I was able to give a formal proof of the statement (finally). I will give one in the one dimensional case. The proof with $k$ regressors is simply an extension and does not affect the proof below.

Let's begin stating the hypotesis

  1. $Y = \beta X + e $

  2. $e \sim N(0, \sigma^2)$

  3. $X$ and $e$ are independent

We want to prove that $ f_{Y \mid X}(y \mid x)$ is $N(\beta x, \sigma^2)$

We are not making any assumption about the distribution of $X$, and I want to point that $X$ is a RANDOM unlike many people said that $X$ is considered FIXED.

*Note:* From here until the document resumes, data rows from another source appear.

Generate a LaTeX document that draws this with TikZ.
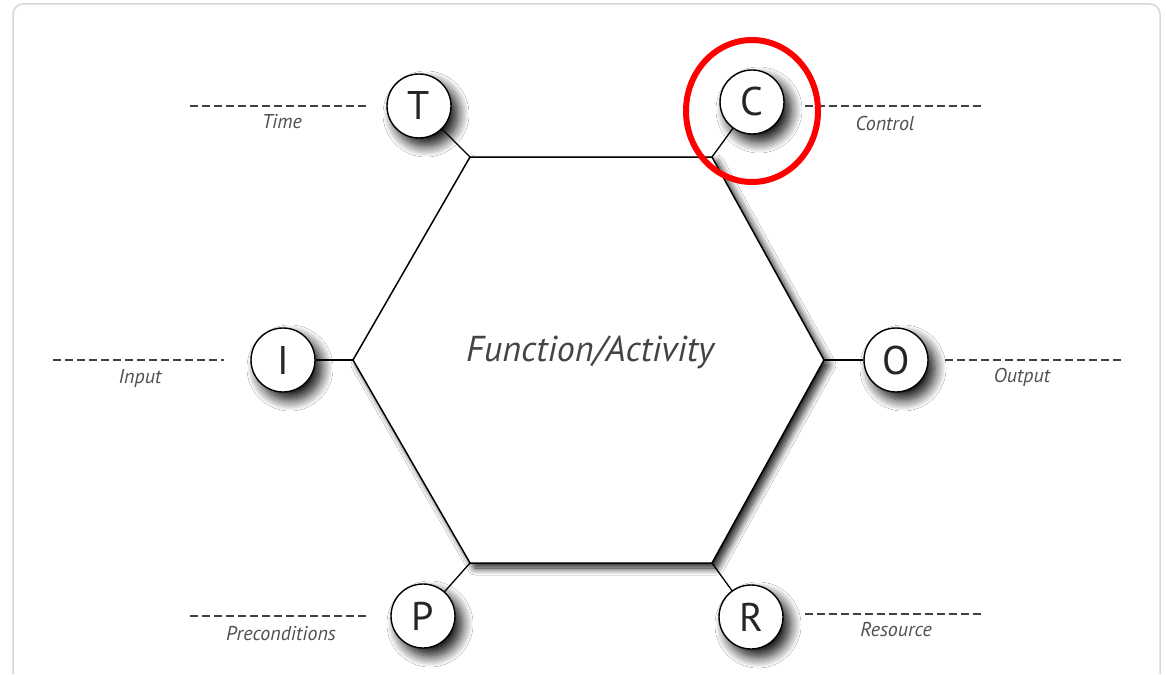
\documentclass[tikz,border=0pt]{standalone}
\usepackage{fontspec}
\setmainfont{PT Sans}
\usetikzlibrary{shadows.blur}
\definecolor{labelgray}{HTML}{505050}
\definecolor{framegray}{HTML}{D8D8D8}
\definecolor{textgray}{HTML}{444444}
\begin{document}
\begin{tikzpicture}[x=1pt,y=-1pt,
  circ/.style={circle, draw=black, line width=1.4pt, fill=white, minimum size=64pt, inner sep=0pt,
    font=\fontsize{40}{40}\selectfont, text=black!85,
    blur shadow={shadow xshift=7pt, shadow yshift=-8pt, shadow blur radius=11pt, shadow blur steps=12, shadow opacity=95}},
  lab/.style={font=\fontsize{20}{20}\selectfont\itshape, text=labelgray, inner sep=0pt},
  dashline/.style={draw=black!75, line width=1.3pt, dash pattern=on 8pt off 4pt},
  conn/.style={draw=black, line width=1.3pt},
  hexa/.style={draw=black, line width=1.5pt, fill=white,
    blur shadow={shadow xshift=5pt, shadow yshift=-5pt, shadow blur radius=7pt, shadow blur steps=10, shadow opacity=90}},
]
\useasboundingbox (0,0) rectangle (1166,674);
\fill[white] (0,0) rectangle (1166,674);
\draw[framegray, line width=1.5pt, rounded corners=10pt] (13,674) -- (13,4) -- (1160,4) -- (1160,674);

% hexagon vertices
\coordinate (hTL) at (470,157);
\coordinate (hTR) at (712,157);
\coordinate (hR)  at (824,360);
\coordinate (hBR) at (712,563);
\coordinate (hBL) at (470,563);
\coordinate (hL)  at (353,360);
\path[hexa] (hTL) -- (hTR) -- (hR) -- (hBR) -- (hBL) -- (hL) -- cycle;
\node[font=\fontsize{36}{36}\selectfont\itshape, text=textgray] (func) at (590,352) {Function/Activity};

% circles
\node[circ] (T) at (419,106) {T};
\node[circ] (C) at (752,102) {C};
\node[circ] (I) at (283,360) {I};
\node[circ] (O) at (896,360) {O};
\node[circ] (P) at (423,616) {P};
\node[circ] (R) at (751,617) {R};

% connectors
\draw[conn] (T) -- (hTL);
\draw[conn] (C) -- (hTR);
\draw[conn] (I) -- (hL);
\draw[conn] (O) -- (hR);
\draw[conn] (P) -- (hBL);
\draw[conn] (R) -- (hBR);

% dashed lines and labels
\coordinate (tA) at (190,106); \coordinate (tB) at (369,106);
\draw[dashline] (tA) -- (tB);
\node[lab] (tl) at (282,122) {Time};
\coordinate (cA) at (805,106); \coordinate (cB) at (984,106);
\draw[dashline] (cA) -- (cB);
\node[lab] (cl) at (885,124) {Control};
\coordinate (iA) at (53,360); \coordinate (iB) at (224,360);
\draw[dashline] (iA) -- (iB);
\node[lab] (il) at (140,378) {Input};
\coordinate (oA) at (945,360); \coordinate (oB) at (1122,360);
\draw[dashline] (oA) -- (oB);
\node[lab] (ol) at (1022,377) {Output};
\coordinate (pA) at (190,616); \coordinate (pB) at (369,616);
\draw[dashline] (pA) -- (pB);
\node[lab] (pl) at (281,634) {Preconditions};
\coordinate (rA) at (805,614); \coordinate (rB) at (984,614);
\draw[dashline] (rA) -- (rB);
\node[lab] (rl) at (896,630) {Resource};

% red highlight
\draw[red, line width=6pt] (752,111) ellipse [x radius=66pt, y radius=71pt];
\end{tikzpicture}
\end{document}
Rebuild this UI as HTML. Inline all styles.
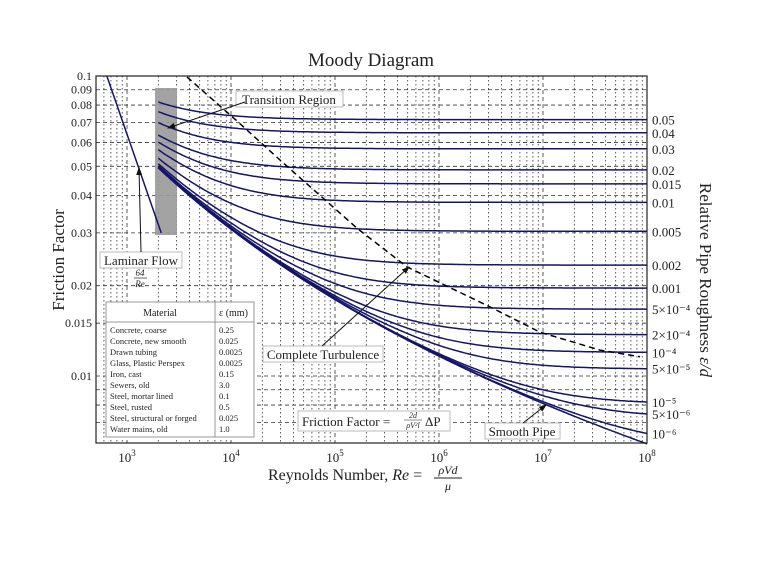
<!DOCTYPE html>
<html><head><meta charset="utf-8"><style>
body{margin:0;background:#fff;}
svg text{font-family:"Liberation Serif",serif;fill:#222;}
</style></head><body>
<svg id="chart" width="768" height="543" viewBox="0 0 768 543" xmlns="http://www.w3.org/2000/svg">
<rect width="768" height="543" fill="#fff"/>
<g id="grid"></g>
<rect x="155" y="88" width="22" height="147" fill="#999" opacity="0.9"/>
<g id="series"></g>
<g id="axes"></g>
<g id="annot"></g>
</svg>
<script>
const roughness=[0.05,0.04,0.03,0.02,0.015,0.01,0.005,0.002,0.001,5e-4,2e-4,1e-4,5e-5,1e-5,5e-6,1e-6,0];
const roughLabels=["0.05","0.04","0.03","0.02","0.015","0.01","0.005","0.002","0.001","5×10⁻⁴","2×10⁻⁴","10⁻⁴","5×10⁻⁵","10⁻⁵","5×10⁻⁶","10⁻⁶",""];
const yTicks=[0.1,0.09,0.08,0.07,0.06,0.05,0.04,0.03,0.02,0.015,0.01];
const yTickLabels=["0.1","0.09","0.08","0.07","0.06","0.05","0.04","0.03","0.02","0.015","0.01"];
const yExtraGrid=[0.009,0.008,0.007];
const xDecades=[3,4,5,6,7,8];
const turbRe=[3776,11170,29580,162900,492000,3.09e6,9.35e6,3.53e7,8.57e7];
const turbF=[0.0992,0.0713,0.0525,0.0311,0.0231,0.0170,0.0140,0.0122,0.0116];
const laminarRe=[640,2133];
const reStart=2000, reEnd=1e8;

const L=96,R=647,T=76,B=443;
const xs=re=>127+104*(Math.log10(re)-3);
const ys=f=>76+300*(-1-Math.log10(f));
const NS="http://www.w3.org/2000/svg";
function mk(tag,attrs,parent){const e=document.createElementNS(NS,tag);for(const k in attrs)e.setAttribute(k,attrs[k]);if(parent)parent.appendChild(e);return e;}
const grid=document.getElementById('grid'),series=document.getElementById('series'),axes=document.getElementById('axes'),annot=document.getElementById('annot');

// grid
for(let d=2;d<8;d++)for(let m=1;m<10;m++){const x=xs(m*Math.pow(10,d));if(x<L||x>R)continue;
 const g=mk('line',{x1:x,x2:x,y1:T,y2:B,stroke:'#333','stroke-width':0.8,'stroke-dasharray':m==1?'4,3':'1.5,2.5'},grid);
 
 }
yTicks.concat(yExtraGrid).forEach(f=>{const y=ys(f);
 const g=mk('line',{x1:L,x2:R,y1:y,y2:y,stroke:'#333','stroke-width':0.8,'stroke-dasharray':'4,3'},grid);
 
 });

// colebrook
function cole(re,e){let f=0.02;for(let i=0;i<60;i++){const v=-2*Math.log10(e/3.7+2.51/(re*Math.sqrt(f)));f=1/(v*v);}return f;}
roughness.forEach((e,i)=>{let d='';for(let k=0;k<=200;k++){const lr=Math.log10(reStart)+(Math.log10(reEnd)-Math.log10(reStart))*k/200;const re=Math.pow(10,lr);
 const f=cole(re,e);d+=(k?'L':'M')+xs(re).toFixed(1)+','+ys(f).toFixed(1);}
 const p=mk('path',{d:d,fill:'none',stroke:'#14146a','stroke-width':1.5},series);
 
 
 if(roughLabels[i]){const t=mk('text',{x:652,y:ys(cole(reEnd,e))+5,'font-size':13},axes);t.textContent=roughLabels[i];
 
 }});
// laminar
{const p=mk('line',{x1:xs(laminarRe[0]),y1:ys(64/laminarRe[0]),x2:xs(laminarRe[1]),y2:ys(64/laminarRe[1]),stroke:'#14146a','stroke-width':1.5},series);
 
 }
// dashed turbulence
{let d='';turbRe.forEach((r,i)=>{d+=(i?'L':'M')+xs(r).toFixed(1)+','+ys(turbF[i]).toFixed(1);});
 const p=mk('path',{d:d,fill:'none',stroke:'#000','stroke-width':1.5,'stroke-dasharray':'6,4'},series);
 
 }

// axes frame
{const r=mk('rect',{x:L,y:T,width:R-L,height:B-T,fill:'none',stroke:'#222','stroke-width':1.2},axes);
 
 }
yTicks.forEach((f,i)=>{const t=mk('text',{x:L-4,y:ys(f)+4,'font-size':12,'text-anchor':'end'},axes);t.textContent=yTickLabels[i];
 
 });
xDecades.forEach(d=>{const t=mk('text',{x:xs(Math.pow(10,d)),y:462,'font-size':13,'text-anchor':'middle'},axes);
 t.innerHTML='10<tspan dy="-6" font-size="9">'+d+'</tspan>';
 
 });
</script>
<svg width="0" height="0"></svg>
<script>
const A=document.getElementById('annot');
A.innerHTML=`
<defs><marker id="ar" markerWidth="8" markerHeight="8" refX="7" refY="4" orient="auto"><path d="M0,1 L8,4 L0,7 Z" fill="#111"/></marker></defs>
<text x="371" y="66" font-size="19" text-anchor="middle">Moody Diagram</text>
<text transform="translate(64,260) rotate(-90)" font-size="17" text-anchor="middle">Friction Factor</text>
<text transform="translate(700,280) rotate(90)" font-size="17" text-anchor="middle">Relative Pipe Roughness <tspan font-style="italic">ε/d</tspan></text>
<g><text x="268" y="480" font-size="16">Reynolds Number, <tspan font-style="italic">Re</tspan> =</text>
<text x="448" y="474" font-size="12" font-style="italic" text-anchor="middle">ρVd</text><line x1="434" x2="462" y1="478" y2="478" stroke="#222"/><text x="448" y="490" font-size="12" font-style="italic" text-anchor="middle">μ</text></g>
<g><rect x="236" y="91" width="107" height="16" fill="#fff" stroke="#bbb"/><text x="289" y="104" font-size="13" text-anchor="middle">Transition Region</text>
<line x1="245" y1="102" x2="168" y2="128" stroke="#111" marker-end="url(#ar)"/></g>
<g><rect x="100" y="252" width="82" height="16" fill="#fff" stroke="#bbb"/><text x="141" y="265" font-size="13" text-anchor="middle">Laminar Flow</text>
<text x="140" y="276" font-size="9" font-style="italic" text-anchor="middle">64</text><line x1="134" x2="147" y1="278" y2="278" stroke="#222" stroke-width="0.7"/><text x="140" y="287" font-size="9" font-style="italic" text-anchor="middle">Re</text>
<line x1="141" y1="252" x2="139" y2="168" stroke="#111" marker-end="url(#ar)"/></g>
<g><rect x="263" y="346" width="120" height="16" fill="#fff" stroke="#bbb"/><text x="323" y="359" font-size="13" text-anchor="middle">Complete Turbulence</text>
<line x1="322" y1="346" x2="409" y2="267" stroke="#111" marker-end="url(#ar)"/></g>
<g><rect x="298" y="411" width="152" height="20" fill="#fff" stroke="#bbb"/><text x="302" y="426" font-size="13">Friction Factor =</text>
<text x="413" y="418" font-size="8" font-style="italic" text-anchor="middle">2d</text><line x1="404" x2="422" y1="420" y2="420" stroke="#222" stroke-width="0.6"/><text x="413" y="428" font-size="8" font-style="italic" text-anchor="middle">ρV²l</text><text x="425" y="426" font-size="13">ΔP</text></g>
<g><rect x="485" y="423" width="75" height="16" fill="#fff" stroke="#bbb"/><text x="522" y="436" font-size="13" text-anchor="middle">Smooth Pipe</text>
<line x1="523" y1="423" x2="546" y2="405" stroke="#111" marker-end="url(#ar)"/></g>
<g font-size="8.5">
<rect x="106" y="302" width="148" height="135" fill="#fff" stroke="#999"/>
<line x1="215" x2="215" y1="302" y2="437" stroke="#999"/><line x1="106" x2="254" y1="322" y2="322" stroke="#999"/>
<text x="160" y="316" font-size="10" text-anchor="middle">Material</text><text x="219" y="316" font-size="10">ε (mm)</text>
<text x="110" y="333">Concrete, coarse</text><text x="219" y="333">0.25</text>
<text x="110" y="344">Concrete, new smooth</text><text x="219" y="344">0.025</text>
<text x="110" y="355">Drawn tubing</text><text x="219" y="355">0.0025</text>
<text x="110" y="366">Glass, Plastic Perspex</text><text x="219" y="366">0.0025</text>
<text x="110" y="377">Iron, cast</text><text x="219" y="377">0.15</text>
<text x="110" y="388">Sewers, old</text><text x="219" y="388">3.0</text>
<text x="110" y="399">Steel, mortar lined</text><text x="219" y="399">0.1</text>
<text x="110" y="410">Steel, rusted</text><text x="219" y="410">0.5</text>
<text x="110" y="421">Steel, structural or forged</text><text x="219" y="421">0.025</text>
<text x="110" y="432">Water mains, old</text><text x="219" y="432">1.0</text>
</g>`;
</script>
</body></html>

Consequently $X$ has a probability distribution. That being said let's begin with the proof:

$f_{Y \mid X}(y \mid x) = \dfrac{f_{YX}(y,x)}{f_{X}(x)}$

$f_{YX}(y,x)=f_{YX}(\beta X + e,x) = f_{eX}(y- \beta X,x)$

the last equality is true because it is a simple bivariate transformation

The independence of $e$ and $X$ implies that

$f_{eX}(y- \beta X,x) = f_e(y- \beta X)f_X(x)$

Finally, since $e \sim N(0, \sigma^2)$

$f_{Y \mid X}(y \mid x) = f_e(y- \beta X) = \dfrac{1}{2 \sigma \sqrt{(\pi)}}exp{\bigg(\dfrac{1}{2} \Big(\dfrac{y -\beta x}{\sigma} \Big)^2 \bigg)} $

This conclude the proof since the last equality implies that.